- **Written exercise**
Here is the task for the listing below: output exactly the lines from the one containing "Write a Python" through the one containing "linestyle=(0, (5, 3)))", and leave out the pictures.

- **Given information**
------------------------

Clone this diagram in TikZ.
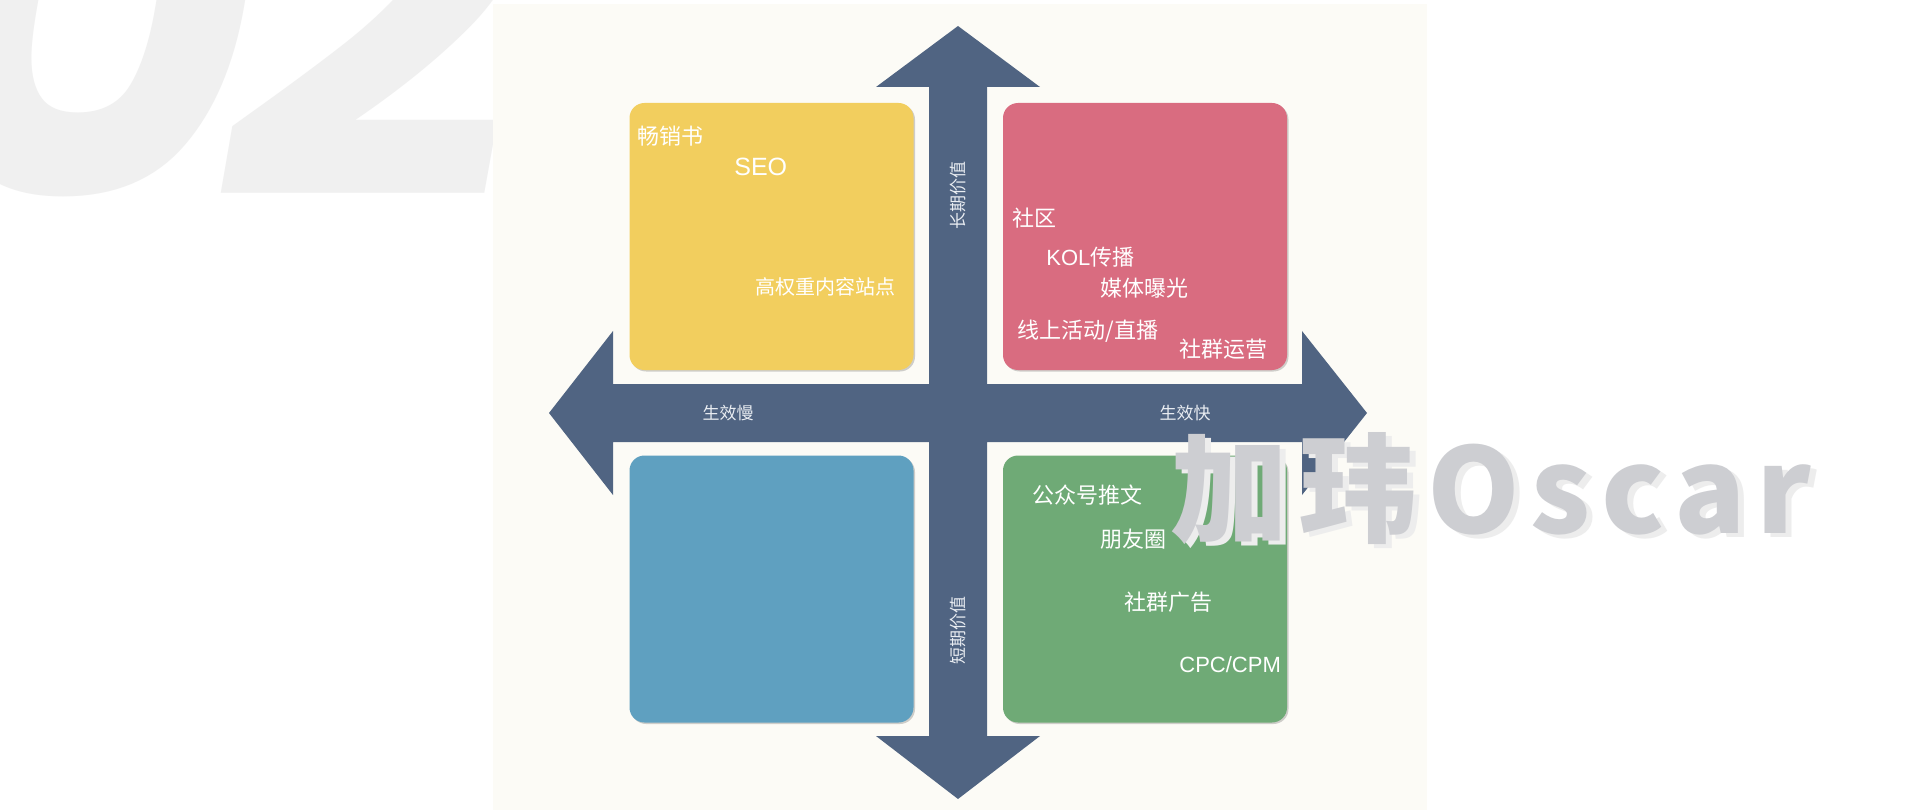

------------------------

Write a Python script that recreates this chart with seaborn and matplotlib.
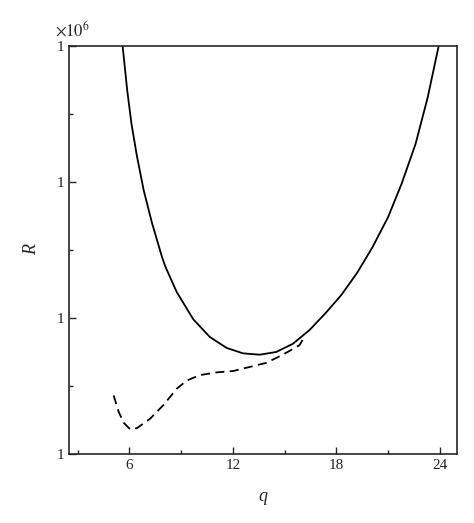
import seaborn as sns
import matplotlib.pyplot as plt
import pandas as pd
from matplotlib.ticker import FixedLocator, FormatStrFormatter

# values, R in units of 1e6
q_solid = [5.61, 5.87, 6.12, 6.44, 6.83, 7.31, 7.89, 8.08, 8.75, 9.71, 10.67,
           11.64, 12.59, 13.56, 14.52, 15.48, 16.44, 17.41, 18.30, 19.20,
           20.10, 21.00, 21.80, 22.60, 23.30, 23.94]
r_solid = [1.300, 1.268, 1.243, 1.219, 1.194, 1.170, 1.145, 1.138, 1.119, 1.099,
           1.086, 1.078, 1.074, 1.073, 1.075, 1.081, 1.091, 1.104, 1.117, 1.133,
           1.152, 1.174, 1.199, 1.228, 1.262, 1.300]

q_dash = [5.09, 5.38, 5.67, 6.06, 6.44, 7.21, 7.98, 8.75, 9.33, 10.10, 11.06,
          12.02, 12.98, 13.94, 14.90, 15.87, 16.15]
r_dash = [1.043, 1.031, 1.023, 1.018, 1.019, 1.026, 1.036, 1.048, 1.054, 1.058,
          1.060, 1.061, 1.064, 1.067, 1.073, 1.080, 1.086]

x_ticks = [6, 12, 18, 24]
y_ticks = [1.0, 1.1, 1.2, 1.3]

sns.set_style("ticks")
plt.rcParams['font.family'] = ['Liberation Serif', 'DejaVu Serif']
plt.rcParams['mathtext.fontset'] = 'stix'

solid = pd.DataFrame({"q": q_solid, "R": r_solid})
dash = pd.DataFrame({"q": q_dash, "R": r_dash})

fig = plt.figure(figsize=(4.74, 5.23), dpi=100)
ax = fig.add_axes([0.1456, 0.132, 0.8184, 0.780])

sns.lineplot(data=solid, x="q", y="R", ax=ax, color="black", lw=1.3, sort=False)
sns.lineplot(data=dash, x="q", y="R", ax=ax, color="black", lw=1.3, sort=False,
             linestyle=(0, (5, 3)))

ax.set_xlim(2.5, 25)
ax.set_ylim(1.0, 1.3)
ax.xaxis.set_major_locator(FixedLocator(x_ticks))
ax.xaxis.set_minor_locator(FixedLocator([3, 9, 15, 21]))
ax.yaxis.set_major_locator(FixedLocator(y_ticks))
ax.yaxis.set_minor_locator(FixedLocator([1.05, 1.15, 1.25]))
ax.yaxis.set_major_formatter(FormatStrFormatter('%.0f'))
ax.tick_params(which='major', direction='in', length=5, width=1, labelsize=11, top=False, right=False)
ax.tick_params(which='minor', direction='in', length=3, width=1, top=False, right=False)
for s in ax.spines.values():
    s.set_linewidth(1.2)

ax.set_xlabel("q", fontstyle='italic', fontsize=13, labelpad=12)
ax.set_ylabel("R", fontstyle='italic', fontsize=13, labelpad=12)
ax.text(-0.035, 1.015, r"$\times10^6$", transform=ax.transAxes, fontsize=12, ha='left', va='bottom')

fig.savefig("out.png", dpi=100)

------------------------

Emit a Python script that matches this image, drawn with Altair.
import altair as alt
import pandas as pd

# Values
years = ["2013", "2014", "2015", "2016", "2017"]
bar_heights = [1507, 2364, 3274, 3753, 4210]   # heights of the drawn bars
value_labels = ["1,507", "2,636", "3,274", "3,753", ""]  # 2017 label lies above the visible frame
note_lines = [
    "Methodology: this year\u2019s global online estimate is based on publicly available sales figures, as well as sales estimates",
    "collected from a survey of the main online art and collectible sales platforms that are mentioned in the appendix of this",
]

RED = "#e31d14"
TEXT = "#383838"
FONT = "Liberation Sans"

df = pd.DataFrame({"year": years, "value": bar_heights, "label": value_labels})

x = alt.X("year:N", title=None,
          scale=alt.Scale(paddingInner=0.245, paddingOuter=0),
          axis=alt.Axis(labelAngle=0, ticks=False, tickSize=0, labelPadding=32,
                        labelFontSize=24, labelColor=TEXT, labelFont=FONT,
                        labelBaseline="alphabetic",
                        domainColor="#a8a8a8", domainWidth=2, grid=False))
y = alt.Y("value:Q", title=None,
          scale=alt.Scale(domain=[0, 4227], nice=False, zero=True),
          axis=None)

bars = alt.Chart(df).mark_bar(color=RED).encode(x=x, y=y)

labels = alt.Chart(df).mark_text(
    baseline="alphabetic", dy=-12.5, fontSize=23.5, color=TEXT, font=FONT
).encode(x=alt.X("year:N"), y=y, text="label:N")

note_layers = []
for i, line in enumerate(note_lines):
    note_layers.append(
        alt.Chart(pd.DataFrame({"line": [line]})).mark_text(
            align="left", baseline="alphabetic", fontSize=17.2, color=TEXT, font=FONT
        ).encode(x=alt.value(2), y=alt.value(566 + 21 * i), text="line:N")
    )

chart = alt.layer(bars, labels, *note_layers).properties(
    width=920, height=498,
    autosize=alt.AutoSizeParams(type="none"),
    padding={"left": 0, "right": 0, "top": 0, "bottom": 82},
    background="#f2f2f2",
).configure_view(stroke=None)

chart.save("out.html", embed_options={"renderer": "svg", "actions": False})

------------------------

- **Answer**
Write a Python script that recreates this chart with seaborn and matplotlib.
import seaborn as sns
import matplotlib.pyplot as plt
import pandas as pd
from matplotlib.ticker import FixedLocator, FormatStrFormatter

# values, R in units of 1e6
q_solid = [5.61, 5.87, 6.12, 6.44, 6.83, 7.31, 7.89, 8.08, 8.75, 9.71, 10.67,
           11.64, 12.59, 13.56, 14.52, 15.48, 16.44, 17.41, 18.30, 19.20,
           20.10, 21.00, 21.80, 22.60, 23.30, 23.94]
r_solid = [1.300, 1.268, 1.243, 1.219, 1.194, 1.170, 1.145, 1.138, 1.119, 1.099,
           1.086, 1.078, 1.074, 1.073, 1.075, 1.081, 1.091, 1.104, 1.117, 1.133,
           1.152, 1.174, 1.199, 1.228, 1.262, 1.300]

q_dash = [5.09, 5.38, 5.67, 6.06, 6.44, 7.21, 7.98, 8.75, 9.33, 10.10, 11.06,
          12.02, 12.98, 13.94, 14.90, 15.87, 16.15]
r_dash = [1.043, 1.031, 1.023, 1.018, 1.019, 1.026, 1.036, 1.048, 1.054, 1.058,
          1.060, 1.061, 1.064, 1.067, 1.073, 1.080, 1.086]

x_ticks = [6, 12, 18, 24]
y_ticks = [1.0, 1.1, 1.2, 1.3]

sns.set_style("ticks")
plt.rcParams['font.family'] = ['Liberation Serif', 'DejaVu Serif']
plt.rcParams['mathtext.fontset'] = 'stix'

solid = pd.DataFrame({"q": q_solid, "R": r_solid})
dash = pd.DataFrame({"q": q_dash, "R": r_dash})

fig = plt.figure(figsize=(4.74, 5.23), dpi=100)
ax = fig.add_axes([0.1456, 0.132, 0.8184, 0.780])

sns.lineplot(data=solid, x="q", y="R", ax=ax, color="black", lw=1.3, sort=False)
sns.lineplot(data=dash, x="q", y="R", ax=ax, color="black", lw=1.3, sort=False,
             linestyle=(0, (5, 3)))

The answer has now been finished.